Minha família se dilacerou. Meu irmão torturado,
morto, corpo não sabido. Minha mãe assassinada, numa pantomima de
acidente, só desmascarada 22 anos depois, pelo empenho do ministro José
Gregory, com a instalação da Comissão dos Mortos e Desaparecidos
Políticos no governo Fernando Henrique Cardoso.
Meu pai, quatro infartos e a decepção de saber que
ele, estrangeiro, que dedicou vida, esforço e economias a manter um
orfanato em Minas, criando 50 meninos brasileiros e lhes dando ofício,
via o Brasil lhe roubar o primogênito, Stuart Edgar, somando no nome as
homenagens ao seus pai e irmão, ambos pastores protestantes americanos –
o irmão assassinado por membro louco da Ku Klux Klan. Tragédia que se
repetia.
Minha irmã, enviada repentinamente para estudar nos
Estados Unidos, quando minha mãe teve a informação que sua sala de aula,
no curso de Ciências Sociais, na PUC, seria invadida pelos militares, e
foi, e os alunos seriam presos, e foram. Até hoje, ela vive no
exterior.
Barata tonta, fiquei por aí, vagando feito mariposa,
em volta da fosforescência da luz magnífica de minha profissão de
colunista social, que só me somou aplausos e muitos queridos amigos, mas
também uma insolente incompreensão de quem se arbitrou o insano direito
de me julgar por ter sobrevivido.
Outra morte dolorida foi a da atriz, minha verdadeira
e apaixonada vocação, que, logo após o assassinato de minha mãe,
precisei abdicar de ser, apesar de me ter preparado desde a infância
para isso e já ter alcançado o espaço próprio. Intuitivamente, sabia que
prosseguir significaria uma contagem regressiva para meu próprio fim.

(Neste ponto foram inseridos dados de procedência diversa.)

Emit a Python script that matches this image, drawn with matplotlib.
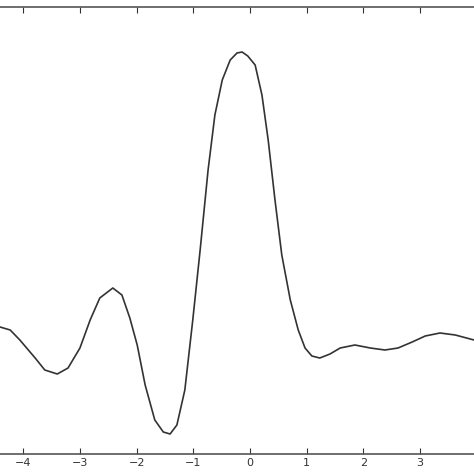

Hoje, vivo catando os retalhos daquele passado, como
acumuladora, sem espaço para tantos papéis, vestidos, rabiscos,
memórias, tentando me entender, encontrar, reencontrar e viver, apesar
de tudo, e promover nessa plantação tosca de sofrimentos uma bela
colheita: lembrar aos meus mártires, e tudo de bom e de belo que fizeram
pelo meu país, quer na moda, na arte, na política, nos exemplos
deixados, na História, através do maior número de ações produtivas,
efetivas e criativas que possa multiplicar.
E ainda há quem me pergunte em quê a Ditadura Militar modificou minha vida!